**STATED TASK**
Copy out each line of the data that holds the word "this".

(Items from a dataset)
====

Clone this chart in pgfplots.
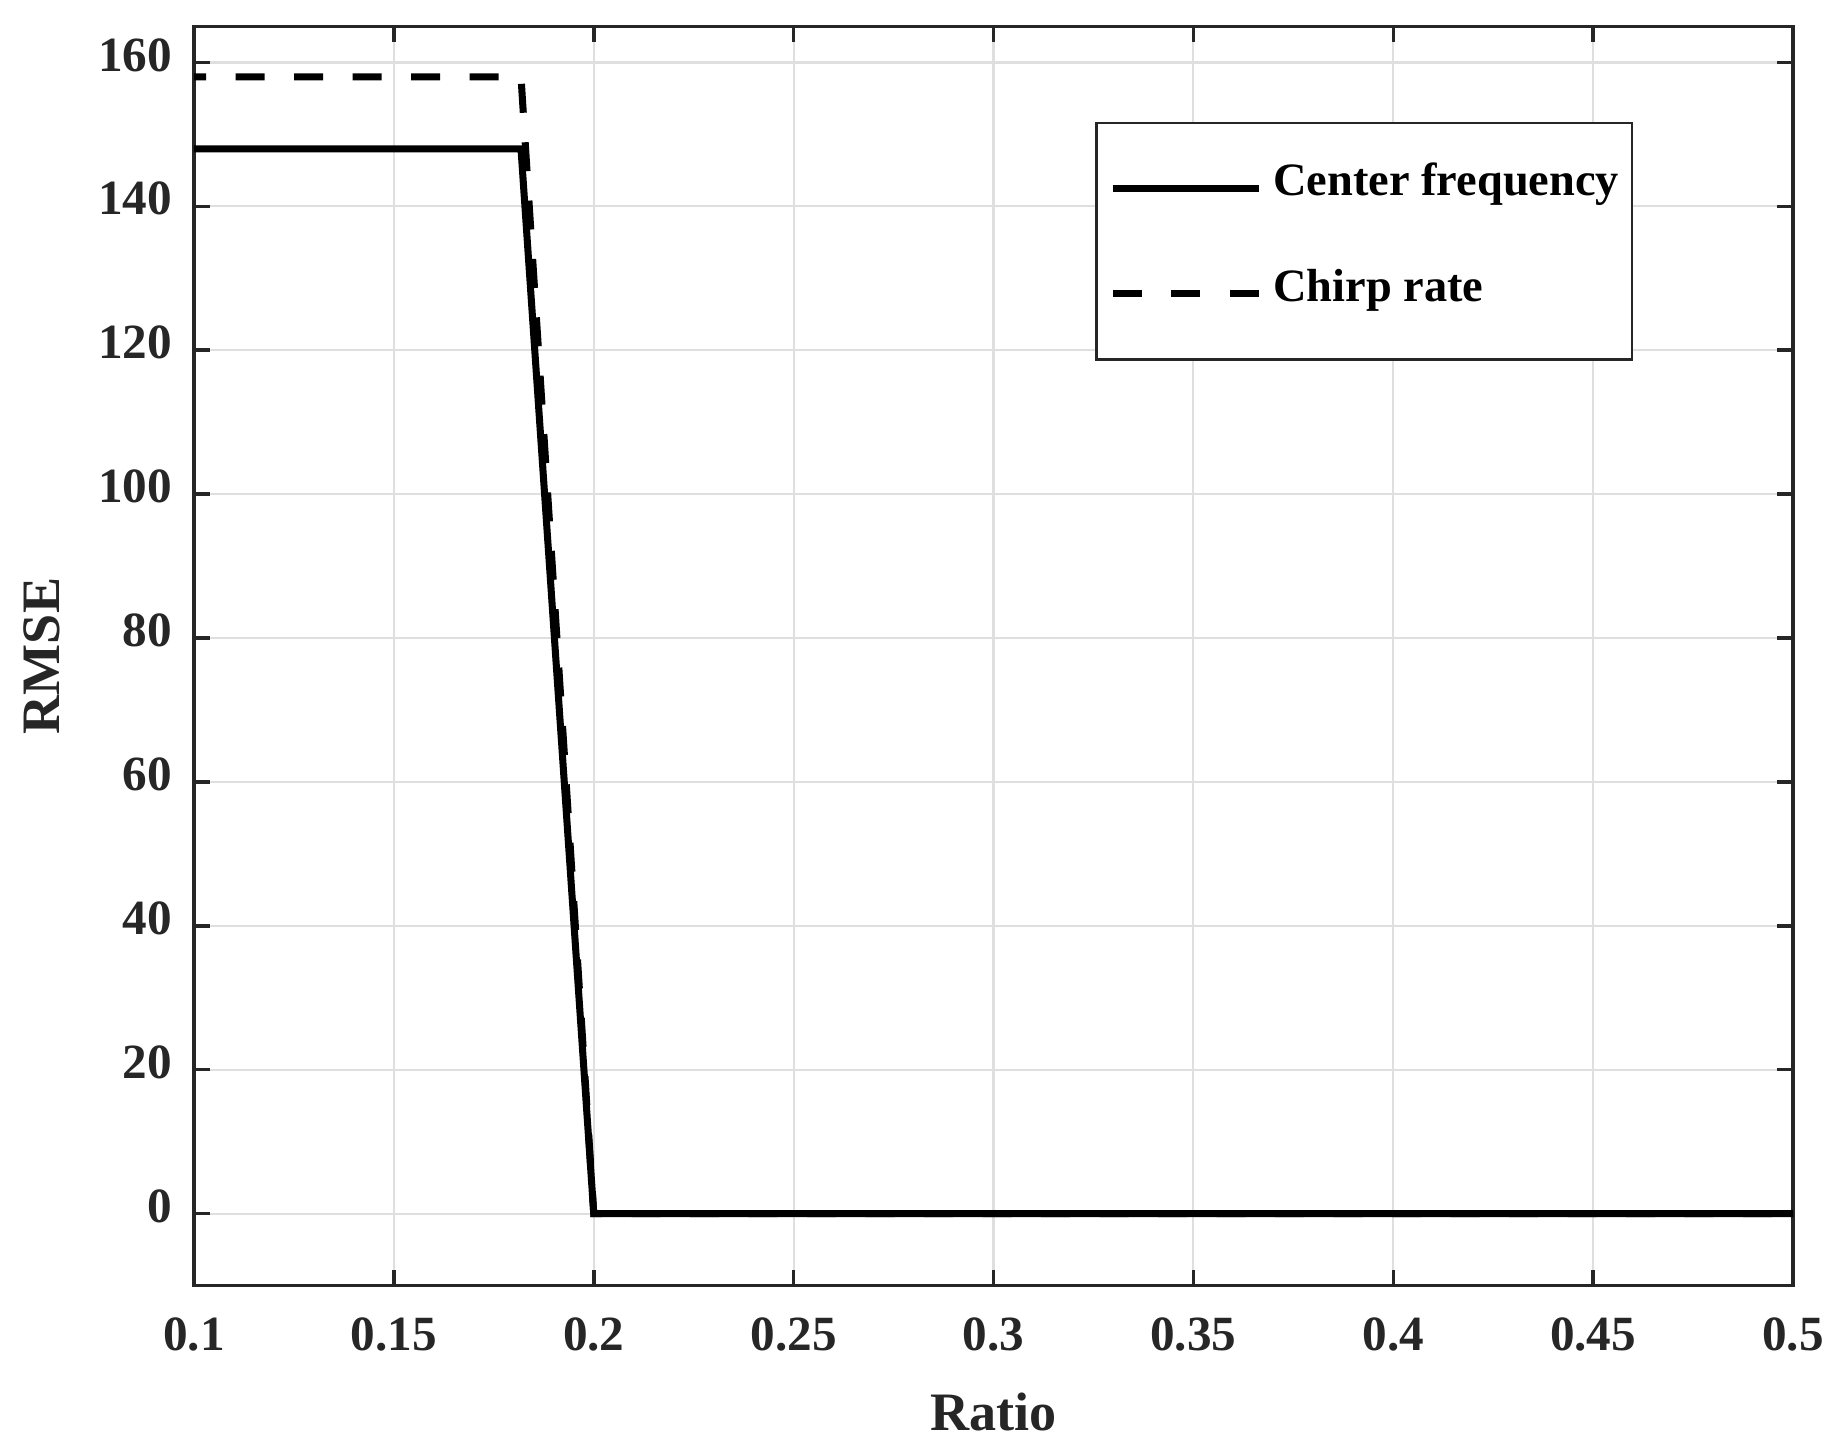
\documentclass[border=0pt]{standalone}
\usepackage{fontspec}
\setmainfont{Liberation Serif}
\usepackage{pgfplots}
\pgfplotsset{compat=1.18}
\definecolor{axgray}{RGB}{38,38,38}
\definecolor{gridgray}{RGB}{223,223,223}
\begin{document}
\begin{tikzpicture}
\useasboundingbox (0,0) rectangle (18.42,14.54);
\begin{axis}[
  at={(1.94cm,1.685cm)}, anchor=south west,
  scale only axis, width=15.99cm, height=12.59cm,
  xmin=0.1, xmax=0.5, ymin=-10, ymax=165,
  xtick={0.1,0.15,0.2,0.25,0.3,0.35,0.4,0.45,0.5},
  ytick={0,20,40,60,80,100,120,140,160},
  axis line style={color=axgray, line width=1pt},
  tick align=inside, major tick length=0.16cm,
  every tick/.style={color=axgray, line width=1pt},
  grid=major, grid style={color=gridgray, line width=0.6pt},
  /pgf/number format/assume math mode=true,
  ticklabel style={font=\fontsize{14}{16}\selectfont\bfseries, color=axgray, inner sep=0pt},
  xticklabel style={anchor=north, yshift=-0.315cm},
  yticklabel style={anchor=east, xshift=-0.213cm, yshift=0.075cm},
  xlabel={Ratio}, ylabel={RMSE},
  xlabel style={font=\fontsize{15.4}{18}\selectfont\bfseries, color=axgray, at={(axis description cs:0.5,-0.1148)}, anchor=base, inner sep=0pt},
  ylabel style={font=\fontsize{15.4}{18}\selectfont\bfseries, color=axgray, at={(axis description cs:-0.0844,0.5)}, anchor=base, inner sep=0pt},
  legend style={at={(0.5635,0.9245)}, anchor=north west, draw=axgray, line width=0.7pt, fill=white,
    inner xsep=0.13cm, inner ysep=0.43cm, row sep=0.608cm, column sep=0.11cm,
    font=\fontsize{13.2}{15}\selectfont\bfseries,
    nodes={inner sep=0pt, text height=0.30cm, text depth=0.15cm, anchor=base west}},
  legend cell align=left,
  legend image code/.code={\draw[#1, dash phase=0pt] (0cm,0.077cm) -- (1.46cm,0.077cm);},
]
\addplot[black, line width=2pt] coordinates {(0.1,148) (0.1818,148) (0.2,0) (0.5,0)};
\addlegendentry{Center frequency}
\addplot[black, line width=2pt, dash pattern=on 0.29cm off 0.295cm, dash phase=0.17cm] coordinates {(0.1,158) (0.1818,158) (0.2,0) (0.5,0)};
\addlegendentry{Chirp rate}
\end{axis}
\end{tikzpicture}
\end{document}
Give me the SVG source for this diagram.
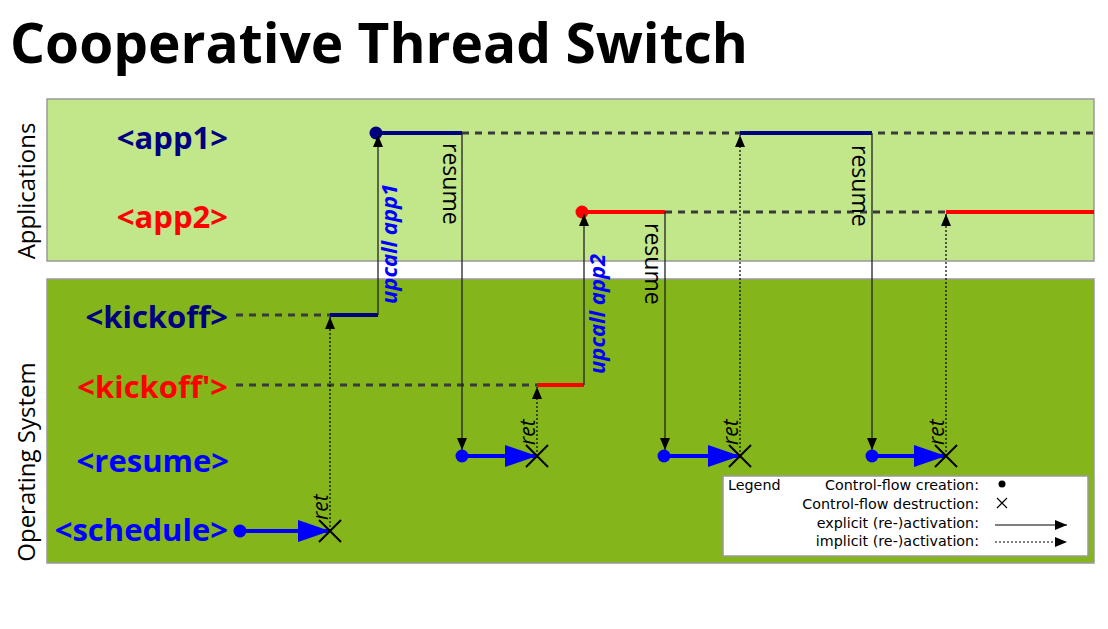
<svg xmlns="http://www.w3.org/2000/svg" width="1108" height="629" viewBox="0 0 1108 629">
<defs>
<style>
.title{font-family:"Open Sans","Liberation Sans",sans-serif;font-weight:bold;font-size:56px;fill:#000}
.lbl{font-family:"Open Sans","Liberation Sans",sans-serif;font-weight:bold;font-size:31px;text-anchor:end}
.side{font-family:"Open Sans","Liberation Sans",sans-serif;font-size:24px;text-anchor:middle;fill:#000}
.res{font-family:"Open Sans","Liberation Sans",sans-serif;font-size:23px;fill:#000}
.up{font-family:"Open Sans","Liberation Sans",sans-serif;font-size:22px;font-weight:bold;font-style:italic;fill:#0000ff}
.ret{font-family:"Open Sans","Liberation Sans",sans-serif;font-size:21px;font-style:italic;fill:#000}
.leg{font-family:"DejaVu Sans","Liberation Sans",sans-serif;font-size:14.3px;fill:#000}
.panel{stroke:#999;stroke-width:1.5}
.dash{stroke:#3a3a3a;stroke-width:3;stroke-dasharray:7 6;fill:none}
.solid{stroke:#222;stroke-width:1.3;fill:none;marker-end:url(#ah)}
.dot{stroke:#000;stroke-width:1.2;stroke-dasharray:2 2;fill:none;marker-end:url(#ah)}
.navy{stroke:#000080;stroke-width:4;fill:none}
.red{stroke:#ff0000;stroke-width:4;fill:none}
.blue{stroke:#0000ff;stroke-width:4;fill:none;marker-end:url(#bh)}
.x{stroke:#000;stroke-width:2;fill:none}
</style>
<marker id="ah" viewBox="0 0 12 10" refX="12" refY="5" markerWidth="12" markerHeight="10" markerUnits="userSpaceOnUse" orient="auto"><path d="M0,0 L12,5 L0,10 z" fill="#000"/></marker>
<marker id="bh" viewBox="0 0 32 22" refX="32" refY="11" markerWidth="32" markerHeight="22" markerUnits="userSpaceOnUse" orient="auto"><path d="M0,0 L32,11 L0,22 z" fill="#0000ff"/></marker>
</defs>
<rect width="1108" height="629" fill="#fff"/>
<text class="title" x="10" y="63" textLength="738" lengthAdjust="spacingAndGlyphs">Cooperative Thread Switch</text>

<g id="panels">
<rect id="applications" class="panel" x="47" y="99" width="1047" height="162" fill="#c2e68a"/>
<rect id="operating-system" class="panel" x="47" y="279" width="1047" height="284" fill="#84b51a"/>
<text class="side" transform="translate(35,191) rotate(-90)">Applications</text>
<text class="side" transform="translate(35,462) rotate(-90)">Operating System</text>
</g>

<g id="lane-app1"><text class="lbl" x="228" y="149" fill="#000080">&lt;app1&gt;</text></g>
<g id="lane-app2"><text class="lbl" x="228" y="228" fill="#ff0000">&lt;app2&gt;</text></g>
<g id="lane-kickoff"><text class="lbl" x="228" y="328" fill="#000080">&lt;kickoff&gt;</text></g>
<g id="lane-kickoff2"><text class="lbl" x="228" y="398" fill="#ff0000">&lt;kickoff'&gt;</text></g>
<g id="lane-resume"><text class="lbl" x="229" y="472" fill="#0000ff">&lt;resume&gt;</text></g>
<g id="lane-schedule"><text class="lbl" x="228" y="541" fill="#0000ff">&lt;schedule&gt;</text></g>

<g id="connectors">
<path class="dash" d="M236,315 H330 M236,385 H537 M462,133 H1094 M665,212 H946"/>
<path class="navy" d="M376,133 H462 M740,133 H872 M330,315 H378"/>
<path class="red" d="M582,212 H665 M946,212 H1094 M537,385 H584"/>
<circle cx="376" cy="133" r="6.5" fill="#000080"/>
<circle cx="582" cy="212" r="6.5" fill="#ff0000"/>
<path class="solid" d="M378,315 V135"/>
<path class="solid" d="M584,385 V214"/>
<path class="solid" d="M462,133 V450"/>
<path class="solid" d="M665,212 V450"/>
<path class="solid" d="M872,133 V450"/>
<path class="dot" d="M330,531 V317"/>
<path class="dot" d="M537,456 V387"/>
<path class="dot" d="M740,456 V135"/>
<path class="dot" d="M946,456 V214"/>
<path class="blue" d="M240,531 H330"/>
<path class="blue" d="M462,456 H537"/>
<path class="blue" d="M664,456 H740"/>
<path class="blue" d="M872,456 H946"/>
<g fill="#0000ff">
<circle cx="240" cy="531" r="6.5"/>
<circle cx="462" cy="456" r="6.5"/>
<circle cx="664" cy="456" r="6.5"/>
<circle cx="872" cy="456" r="6.5"/>
</g>
<path class="x" d="M319,520 L341,542 M341,520 L319,542"/>
<path class="x" d="M526,445 L548,467 M548,445 L526,467"/>
<path class="x" d="M729,445 L751,467 M751,445 L729,467"/>
<path class="x" d="M935,445 L957,467 M957,445 L935,467"/>
<text class="res" transform="translate(443,143) rotate(90)">resume</text>
<text class="res" transform="translate(645,223) rotate(90)">resume</text>
<text class="res" transform="translate(852,145) rotate(90)">resume</text>
<text class="up" transform="translate(397,304) rotate(-90)">upcall app1</text>
<text class="up" transform="translate(605,374) rotate(-90)">upcall app2</text>
<text class="ret" transform="translate(328,520) rotate(-90)">ret</text>
<text class="ret" transform="translate(535,445) rotate(-90)">ret</text>
<text class="ret" transform="translate(738,445) rotate(-90)">ret</text>
<text class="ret" transform="translate(944,445) rotate(-90)">ret</text>
</g>

<g id="legend">
<rect x="723" y="476" width="365" height="80" fill="#fff" stroke="#999" stroke-width="1.5"/>
<text class="leg" x="728" y="490">Legend</text>
<g text-anchor="end">
<text class="leg" x="979" y="490">Control-flow creation:</text>
<text class="leg" x="979" y="509">Control-flow destruction:</text>
<text class="leg" x="979" y="528">explicit (re-)activation:</text>
<text class="leg" x="979" y="546">implicit (re-)activation:</text>
</g>
<circle cx="1002" cy="484" r="3.5" fill="#000"/>
<path d="M997,498 L1007,508 M1007,498 L997,508" stroke="#000" stroke-width="1.2"/>
<path d="M995,525 H1067" stroke="#000" stroke-width="1.2" marker-end="url(#ah)"/>
<path d="M995,542 H1067" stroke="#000" stroke-width="1.2" stroke-dasharray="2 2" marker-end="url(#ah)"/>
</g>
</svg>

====

**EXERCISE RESPONSE**
Clone this chart in pgfplots.
Give me the SVG source for this diagram.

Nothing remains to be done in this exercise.